А творческие силы есть. Есть прекрасные помыслы, надежды. Недаром же — юность, половодье чувств! Неведомое властно влечет к себе. Сил много, они не дают покоя. Еще не ясно, куда, на каком поприще их применить. Ясно одно: в Миргороде и в Нежине применять их негде.
Есть также потребность записывать сказки, предания, обычаи, обряды, песни, поговорки, быть среди простого «Народа»; есть острая наблюдательность, заразительный и звонкий смех…
И чем низменнее окружающая жизни существователей и чем выше полеты и запросы духа, тем сильнее раздвоение между Гоголем, миргородским барчуком-крепостником, и Гоголем, познавшим цену тогдашней действительности.
В уроках жизни недостатка не было.
«Уроки, которые я от них (от людей — А. В.) получил, останутся навеки неизгладимыми.
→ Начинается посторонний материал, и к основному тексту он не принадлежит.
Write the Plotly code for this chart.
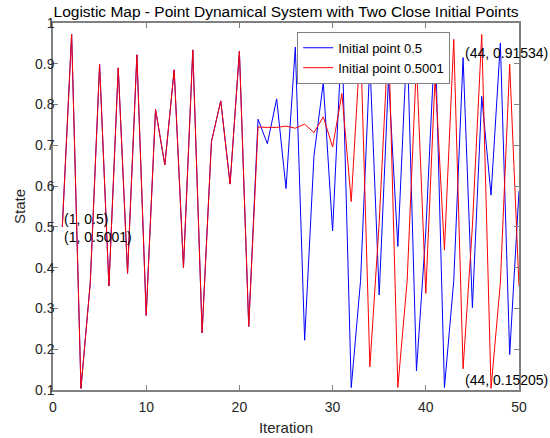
import plotly.graph_objects as go

iterations = list(range(1, 51))

state_init_05 = [
    0.500, 0.9725, 0.104, 0.363, 0.899, 0.355, 0.890, 0.386, 0.922, 0.283,
    0.788, 0.652, 0.885, 0.400, 0.934, 0.240, 0.709, 0.809, 0.605, 0.931,
    0.256, 0.764, 0.704, 0.814, 0.594, 0.941, 0.222, 0.674, 0.854, 0.490,
    0.972, 0.106, 0.368, 0.906, 0.333, 0.866, 0.452, 0.963, 0.147, 0.488,
    0.972, 0.106, 0.368, 0.91534, 0.302, 0.820, 0.578, 0.951, 0.187, 0.588,
]

state_init_05001 = [
    0.5001, 0.9725, 0.104, 0.363, 0.899, 0.355, 0.890, 0.386, 0.922, 0.283,
    0.788, 0.652, 0.885, 0.400, 0.934, 0.240, 0.709, 0.809, 0.605, 0.931,
    0.256, 0.745, 0.744, 0.744, 0.747, 0.742, 0.752, 0.731, 0.770, 0.696,
    0.827, 0.562, 0.957, 0.157, 0.511, 0.972, 0.106, 0.368, 0.905, 0.337,
    0.870, 0.443, 0.960, 0.15205, 0.502, 0.972, 0.104, 0.363, 0.899, 0.354,
]

series_names = ["Initial point 0.5", "Initial point 0.5001"]
x_ticks = [0, 10, 20, 30, 40, 50]
y_ticks = [0.1, 0.2, 0.3, 0.4, 0.5, 0.6, 0.7, 0.8, 0.9, 1.0]
y_tick_labels = ["0.1", "0.2", "0.3", "0.4", "0.5", "0.6", "0.7", "0.8", "0.9", "1"]

FONT = "Liberation Sans, Arial, Helvetica, sans-serif"
AXIS_GRAY = "#808080"
TEXT_DARK = "#262626"

fig = go.Figure()
fig.add_trace(go.Scatter(
    x=iterations, y=state_init_05, mode="lines", name=series_names[0],
    line=dict(color="#0000ff", width=1),
))
fig.add_trace(go.Scatter(
    x=iterations, y=state_init_05001, mode="lines", name=series_names[1],
    line=dict(color="#ff0000", width=1),
))

ann_font = dict(family=FONT, size=14, color="black")
fig.add_annotation(x=iterations[0], y=state_init_05[0], text=f"({iterations[0]}, {state_init_05[0]:g})",
                   xanchor="left", yanchor="middle", showarrow=False, yshift=8, font=ann_font)
fig.add_annotation(x=iterations[0], y=state_init_05001[0], text=f"({iterations[0]}, {state_init_05001[0]:g})",
                   xanchor="left", yanchor="middle", showarrow=False, yshift=-10, font=ann_font)
fig.add_annotation(x=iterations[43], y=state_init_05[43], text=f"({iterations[43]}, {state_init_05[43]:g})",
                   xanchor="left", yanchor="middle", showarrow=False, yshift=5, font=ann_font)
fig.add_annotation(x=iterations[43], y=state_init_05001[43], text=f"({iterations[43]}, {state_init_05001[43]:g})",
                   xanchor="left", yanchor="middle", showarrow=False, yshift=-11, font=ann_font)

axis_common = dict(
    showline=True, linecolor=AXIS_GRAY, linewidth=1.5, mirror="ticks",
    ticks="inside", ticklen=5, tickcolor=AXIS_GRAY, tickwidth=1,
    showgrid=False, zeroline=False, automargin=False,
    tickfont=dict(family=FONT, size=14, color=TEXT_DARK),
)

fig.update_layout(
    width=550, height=438,
    margin=dict(l=53, r=31, t=23, b=48, autoexpand=False),
    paper_bgcolor="white", plot_bgcolor="white",
    title=dict(text="Logistic Map - Point Dynamical System with Two Close Initial Points",
               x=0.52, xanchor="center", xref="container", y=0.9737, yanchor="middle",
               font=dict(family=FONT, size=15.5, color="black"), automargin=False),
    xaxis=dict(range=[0, 50], tickvals=x_ticks, ticklabelstandoff=3,
               title=dict(text="Iteration", font=dict(family=FONT, size=15, color=TEXT_DARK), standoff=9),
               **axis_common),
    yaxis=dict(range=[0.1, 1], tickvals=y_ticks, ticktext=y_tick_labels,
               ticklabelstandoff=-6,
               title=dict(text="State", font=dict(family=FONT, size=15, color=TEXT_DARK), standoff=6),
               **axis_common),
    legend=dict(x=0.524, y=0.976, xanchor="left", yanchor="top",
                bgcolor="white", bordercolor=AXIS_GRAY, borderwidth=1,
                font=dict(family=FONT, size=13, color="black"),
                tracegroupgap=0, itemwidth=30),
    showlegend=True,
)

fig.write_html("out.html", config={"displayModeBar": False},
               post_script="document.body.style.margin='0';")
Вы увидите, что со временем за все их худые дела я буду в состоянии заплатить благодеяниями, потому что зло их мне обратилось в добро. Это непременная истина, что ежели кто порядочно пообтерся, ежели кому всякий раз давали чувствовать крепкий гнет несчастий, тот будет счастливейший».
В этих словах уже звучит нечто от Гоголя последних лет.
Два Гоголя… Скоро у молодого поэта в сознании острой своей раздвоенности, стоном вырывается мучительный вопрос:
«Часто я думаю о себе: зачем бог, создав сердце, может единственное, по крайней мере редкое в мире чистую, пламенеющую жаркою любовью ко всему высокому и прекрасную душу, зачем он дал всему этому такую прекрасную душу, зачем он дал всему этому такую грубую оболочку? зачем он одел все это в такую страшную смесь противоречий, упрямства, дерзкой самонадеянности и самого униженного смирения? Но мой бренный разум не в силах постичь великих определений всевышнего». (Любек, 1829 год, 13 августа.)